Astronomers have successfully observed a great deal of the Universe's history, from recording the afterglow of the Big Bang to imaging thousands of galaxies, and even to visualising an actual black hole. There's a lot for astronomers to be smug about. But when it comes to understanding how the Universe began and grew up, we are literally in the dark ages. In effect, we are missing the first one billion years from the timeline of the Universe.
This brief but far-reaching period in the Universe's history, known to astrophysicists as the 'Epoch of Reionisation', represents the start of the cosmos as we experience it today. The time when the very first stars burst into life, when darkness gave way to light. After hundreds of millions of years of dark, uneventful expansion, one by the one these stars suddenly came into being. This was the point at which the chaos of the Big Bang first began to yield to the order of galaxies, black holes and stars, kick-starting the pathway to planets, to comets, to moons, and to life itself.

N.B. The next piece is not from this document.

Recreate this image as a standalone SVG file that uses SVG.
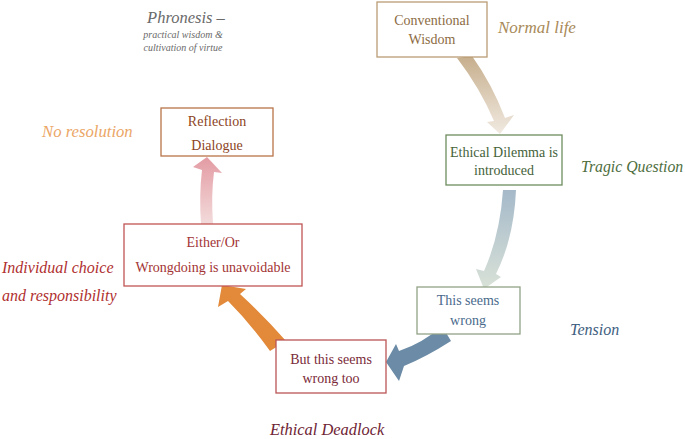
<svg xmlns="http://www.w3.org/2000/svg" width="685" height="439" viewBox="0 0 685 439">
<style>
text{font-family:'Liberation Serif','Times New Roman','DejaVu Serif',serif}
.box{fill:#fff;stroke-width:1.3}
.t{font-size:14px;text-anchor:middle}
.l{font-style:italic;font-size:16px}
.s{font-style:italic;font-size:10px;text-anchor:middle;fill:#6a6a6a}
</style>
<defs>
<linearGradient id="g1" x1="0" y1="56" x2="0" y2="134" gradientUnits="userSpaceOnUse"><stop offset="0" stop-color="#c6ae8c"/><stop offset="1" stop-color="#f1eae1"/></linearGradient>
<linearGradient id="g2" x1="0" y1="190" x2="0" y2="289" gradientUnits="userSpaceOnUse"><stop offset="0" stop-color="#a5b9c9"/><stop offset="1" stop-color="#d9e2d8"/></linearGradient>
<linearGradient id="g5" x1="0" y1="157" x2="0" y2="225" gradientUnits="userSpaceOnUse"><stop offset="0" stop-color="#e39ba3"/><stop offset="1" stop-color="#f3dcdc"/></linearGradient>
</defs>
<g id="connectors">
<path d="M457,58 L472,56 Q492,84 505,118 L514,115 L500,134 L487,122 L494,121 Q480,88 457,58 Z" fill="url(#g1)"/>
<path d="M503,190 L516,190 Q514,238 496,274 L501,277 L484,289 L476,269 L484,271 Q500,235 503,190 Z" fill="url(#g2)"/>
<path d="M442,326 L451,341 Q426,357 404,366 L399,381 L386,362 L396,344 L399,351 Q423,343 442,326 Z" fill="#6b8ba6"/>
<path d="M270,351 Q250,323 228,301 L218,307 L222,285 L246,289 L240,294 Q264,316 286,341 Z" fill="#e2893a"/>
<path d="M201,224 L213,224 Q211,195 214,172 L222,173 L207,157 L193,167 L202,170 Q199,195 201,224 Z" fill="url(#g5)"/>
</g>
<g id="phronesis">
<text class="l" x="186" y="23" text-anchor="middle" fill="#6a6a6a" style="font-size:16.5px">Phronesis –</text>
<text class="s" x="183" y="38">practical wisdom &amp;</text>
<text class="s" x="183" y="51">cultivation of virtue</text>
</g>
<g id="conventional">
<rect class="box" x="377" y="2" width="110" height="55" stroke="#bb9c74"/>
<text class="t" x="432" y="25" fill="#8c6c44">Conventional</text>
<text class="t" x="432" y="44" fill="#8c6c44">Wisdom</text>
<text class="l" x="498" y="33" fill="#a88a58" style="font-size:17px">Normal life</text>
</g>
<g id="dilemma">
<rect class="box" x="446" y="135" width="116" height="50" stroke="#6e8c5e"/>
<text class="t" x="504" y="157" fill="#45623a">Ethical Dilemma is</text>
<text class="t" x="504" y="175" fill="#45623a">introduced</text>
<text class="l" x="581" y="172" fill="#4e6e3e" style="font-size:15.8px">Tragic Question</text>
</g>
<g id="wrong">
<rect class="box" x="417" y="287" width="103" height="47" stroke="#92a286"/>
<text class="t" x="468" y="305" fill="#4a6a8c">This seems</text>
<text class="t" x="468" y="325" fill="#4a6a8c">wrong</text>
<text class="l" x="570" y="335" fill="#3e5e80">Tension</text>
</g>
<g id="wrongtoo">
<rect class="box" x="276" y="340" width="110" height="53" stroke="#bb5555"/>
<text class="t" x="331" y="364" fill="#7a2a38">But this seems</text>
<text class="t" x="331" y="383" fill="#7a2a38">wrong too</text>
<text class="l" x="270" y="435" fill="#6e2434" style="font-size:16.4px">Ethical Deadlock</text>
</g>
<g id="either">
<rect class="box" x="124" y="224" width="178" height="62" stroke="#c05555"/>
<text class="t" x="213" y="247" fill="#a33434">Either/Or</text>
<text class="t" x="213" y="272" fill="#a33434">Wrongdoing is unavoidable</text>
<text class="l" x="2" y="273" fill="#b03030">Individual choice</text>
<text class="l" x="2" y="301" fill="#b03030">and responsibility</text>
</g>
<g id="reflection">
<rect class="box" x="161" y="108" width="112" height="48" stroke="#b87448"/>
<text class="t" x="217" y="126" fill="#8c4424">Reflection</text>
<text class="t" x="217" y="150" fill="#8c4424">Dialogue</text>
<text class="l" x="42" y="137" fill="#eba666" style="font-size:16.7px">No resolution</text>
</g>
</svg>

Incorporating the very latest research into this branch of astrophysics, this book sheds light on this time of darkness, telling the story of these first stars, hundreds of times the size of the Sun and a million times brighter, lonely giants that lived fast and died young in powerful explosions that seeded the Universe with the heavy elements that we are made of. Dr Emma Chapman tells us how these stars formed, why they were so unusual, and what they can teach us about the Universe today. She also offers a first-hand look at the immense telescopes about to come on line to peer into the past, searching for the echoes and footprints of these stars, to take this period in the Universe's history from the realm of theoretical physics towards the wonder of observational astronomy.
PUBLISHERS WEEKLY
Astrophysicist Chapman debuts with a spirited history of the early universe when stars "roared to life." Her focus is on the period "from 380,000 years after the Big Bang to about 1 billion years after it," known as the dark ages because of how little is known about it. Chapman begins by explaining light and the electromagnetic spectrum, and from there, surveys the first stars in the universe, Population III stars. The standard hypothesis, she explains, is that the stars were formed by gravity, combustion, and nuclear fusion acting upon clouds of gas. Chapman brings things up to the present with an outline of the ways astronomers are searching for data in the stars with huge arrays of terrestrial radio telescopes, the Hubble Space Telescope, and the upcoming James Webb Space Telescope. Chapman's tone is conversational, and she has a knack for breaking down complex scientific material (the dark ages' "missing cosmological data is equivalent to missing everything from the moment of conception to the first day of school"), though she can go on distracting tangents (as with a digression on King Tut's tomb as a lead-in to "stellar archaeology"). Nonetheless, those looking for an introduction to stellar evolution will find much here to dig into.